» **What you will do**:
Quote the data exactly, first line to the line containing "plt.rcParams['font.family'] = ['DejaVu", with no pictures.

*****

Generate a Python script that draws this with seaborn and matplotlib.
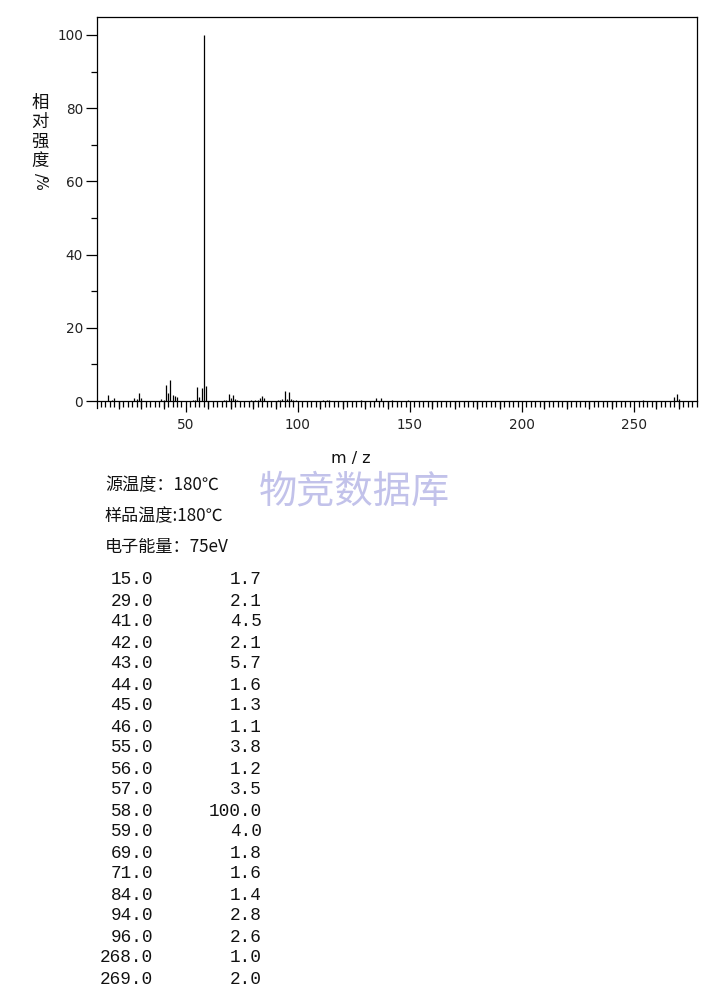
import numpy as np
import pandas as pd
import matplotlib
matplotlib.use("Agg")
import matplotlib.pyplot as plt
from matplotlib.ticker import MultipleLocator, FixedLocator
import seaborn as sns

# ---- data ----
peak_mz = [15, 17, 18, 27, 28, 29, 30, 39, 40, 41, 42, 43, 44, 45, 46, 53, 54, 55, 56, 57,
           58, 59, 67, 68, 69, 70, 71, 72, 73, 79, 81, 82, 83, 84, 85, 91, 92, 93, 94, 95,
           96, 97, 98, 99, 111, 113, 114, 128, 135, 137, 142, 149, 254, 268, 269, 270]
peak_int = [1.7, 0.3, 0.8, 0.8, 0.5, 2.1, 0.8, 0.5, 0.3, 4.5, 2.1, 5.7, 1.6, 1.3, 1.1, 0.3, 0.3, 3.8, 1.2, 3.5,
            100.0, 4.0, 0.3, 0.3, 1.8, 0.8, 1.6, 0.5, 0.3, 0.3, 0.3, 0.3, 0.8, 1.4, 0.8, 0.3, 0.3, 0.5, 2.8, 0.5,
            2.6, 0.5, 0.3, 0.3, 0.3, 0.3, 0.3, 0.3, 0.8, 0.8, 0.3, 0.3, 0.3, 1.0, 2.0, 0.5]

table_mz = [15.0, 29.0, 41.0, 42.0, 43.0, 44.0, 45.0, 46.0, 55.0, 56.0, 57.0, 58.0, 59.0,
            69.0, 71.0, 84.0, 94.0, 96.0, 268.0, 269.0]
table_int = [1.7, 2.1, 4.5, 2.1, 5.7, 1.6, 1.3, 1.1, 3.8, 1.2, 3.5, 100.0, 4.0,
             1.8, 1.6, 1.4, 2.8, 2.6, 1.0, 2.0]

x_major_ticks = [50, 100, 150, 200, 250]
y_major_ticks = [0, 20, 40, 60, 80, 100]
info_lines = ["源温度：180℃", "样品温度:180℃", "电子能量：75eV"]
watermark = "物竞数据库"
xlabel = "m / z"
ylabel_chars = ["相", "对", "强", "度"]
ylabel_unit = ["/", "%"]

df = pd.DataFrame({"mz": peak_mz, "intensity": peak_int})

sns.set_style("ticks")
plt.rcParams['font.family'] = ['DejaVu Sans', 'Noto Sans CJK SC']

W, H = 709, 986
fig = plt.figure(figsize=(W / 100, H / 100), dpi=100)


def fx(px):
    return px / W


def fy(py):
    return 1 - py / H


ax = fig.add_axes([fx(97), fy(408), 600 / W, 391 / H])

ax.vlines(df["mz"], 0, df["intensity"], color="black", linewidth=0.9)
sns.despine(ax=ax, top=False, right=False)

ax.set_xlim(10.3, 278.1)
ax.set_ylim(-1.9, 104.9)

for s in ax.spines.values():
    s.set_linewidth(0.9)
    s.set_color("black")
ax.spines["bottom"].set_position(("data", 0))
ax.spines["right"].set_bounds(0, 104.9)

ax.xaxis.set_major_locator(FixedLocator(x_major_ticks))
ax.xaxis.set_minor_locator(MultipleLocator(2))
ax.yaxis.set_major_locator(FixedLocator(y_major_ticks))
ax.yaxis.set_minor_locator(MultipleLocator(10))

ax.tick_params(axis="x", which="major", direction="out", length=8, width=0.9,
               labelsize=9.8, pad=4, colors="black", labelcolor="#222222")
ax.tick_params(axis="x", which="minor", direction="out", length=4.2, width=0.9, colors="black")
ax.tick_params(axis="y", which="major", direction="out", length=8, width=0.9,
               labelsize=9.8, pad=2, colors="black", labelcolor="#222222")
ax.tick_params(axis="y", which="minor", direction="out", length=4.5, width=0.9, colors="black")

# medium ticks every 10
zero_frac = (0 - (-1.9)) / (104.9 - (-1.9))
sec = ax.secondary_xaxis(zero_frac)
sec.xaxis.set_major_locator(FixedLocator([t for t in range(20, 280, 10) if t % 50 != 0]))
sec.tick_params(axis="x", direction="out", length=5.8, width=0.9, labelbottom=False, colors="black")
sec.spines["bottom"].set_visible(False)

# axis labels
fig.text(fx(351), fy(458), xlabel, ha="center", va="center", fontsize=11.5, color="#111111",
         family="DejaVu Sans")
for i, ch in enumerate(ylabel_chars):
    fig.text(fx(40), fy(103 + 19.3 * i), ch, ha="center", va="center", fontsize=12.5,
             family=["Noto Sans CJK SC"], color="#111111")
for i, ch in enumerate(ylabel_unit):
    fig.text(fx(40), fy(175 + 8 * i), ch, ha="center", va="center", fontsize=10.5, rotation=-90,
             family="DejaVu Sans", color="#111111")

# info text
for i, line in enumerate(info_lines):
    fig.text(fx(105), fy(485 + 31 * i), line, ha="left", va="center", fontsize=12.3,
             family=["Noto Sans CJK SC", "DejaVu Sans"], color="#111111")

# watermark
fig.text(fx(355), fy(492), watermark, ha="center", va="center", fontsize=27.5,
         family=["Noto Sans CJK SC"], color="#c2c2ea")

# peak table
for i, (m, v) in enumerate(zip(table_mz, table_int)):
    y = fy(580 + 21 * i)
    fig.text(fx(153), y, f"{m:.1f}", ha="right", va="center", fontsize=12.8,
             family="Liberation Mono", color="#111111")
    fig.text(fx(262), y, f"{v:.1f}", ha="right", va="center", fontsize=12.8,
             family="Liberation Mono", color="#111111")

fig.savefig("out.png", dpi=100)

*****

» **Response**:
Generate a Python script that draws this with seaborn and matplotlib.
import numpy as np
import pandas as pd
import matplotlib
matplotlib.use("Agg")
import matplotlib.pyplot as plt
from matplotlib.ticker import MultipleLocator, FixedLocator
import seaborn as sns

# ---- data ----
peak_mz = [15, 17, 18, 27, 28, 29, 30, 39, 40, 41, 42, 43, 44, 45, 46, 53, 54, 55, 56, 57,
           58, 59, 67, 68, 69, 70, 71, 72, 73, 79, 81, 82, 83, 84, 85, 91, 92, 93, 94, 95,
           96, 97, 98, 99, 111, 113, 114, 128, 135, 137, 142, 149, 254, 268, 269, 270]
peak_int = [1.7, 0.3, 0.8, 0.8, 0.5, 2.1, 0.8, 0.5, 0.3, 4.5, 2.1, 5.7, 1.6, 1.3, 1.1, 0.3, 0.3, 3.8, 1.2, 3.5,
            100.0, 4.0, 0.3, 0.3, 1.8, 0.8, 1.6, 0.5, 0.3, 0.3, 0.3, 0.3, 0.8, 1.4, 0.8, 0.3, 0.3, 0.5, 2.8, 0.5,
            2.6, 0.5, 0.3, 0.3, 0.3, 0.3, 0.3, 0.3, 0.8, 0.8, 0.3, 0.3, 0.3, 1.0, 2.0, 0.5]

table_mz = [15.0, 29.0, 41.0, 42.0, 43.0, 44.0, 45.0, 46.0, 55.0, 56.0, 57.0, 58.0, 59.0,
            69.0, 71.0, 84.0, 94.0, 96.0, 268.0, 269.0]
table_int = [1.7, 2.1, 4.5, 2.1, 5.7, 1.6, 1.3, 1.1, 3.8, 1.2, 3.5, 100.0, 4.0,
             1.8, 1.6, 1.4, 2.8, 2.6, 1.0, 2.0]

x_major_ticks = [50, 100, 150, 200, 250]
y_major_ticks = [0, 20, 40, 60, 80, 100]
info_lines = ["源温度：180℃", "样品温度:180℃", "电子能量：75eV"]
watermark = "物竞数据库"
xlabel = "m / z"
ylabel_chars = ["相", "对", "强", "度"]
ylabel_unit = ["/", "%"]

df = pd.DataFrame({"mz": peak_mz, "intensity": peak_int})

sns.set_style("ticks")
plt.rcParams['font.family'] = ['DejaVu Sans', 'Noto Sans CJK SC']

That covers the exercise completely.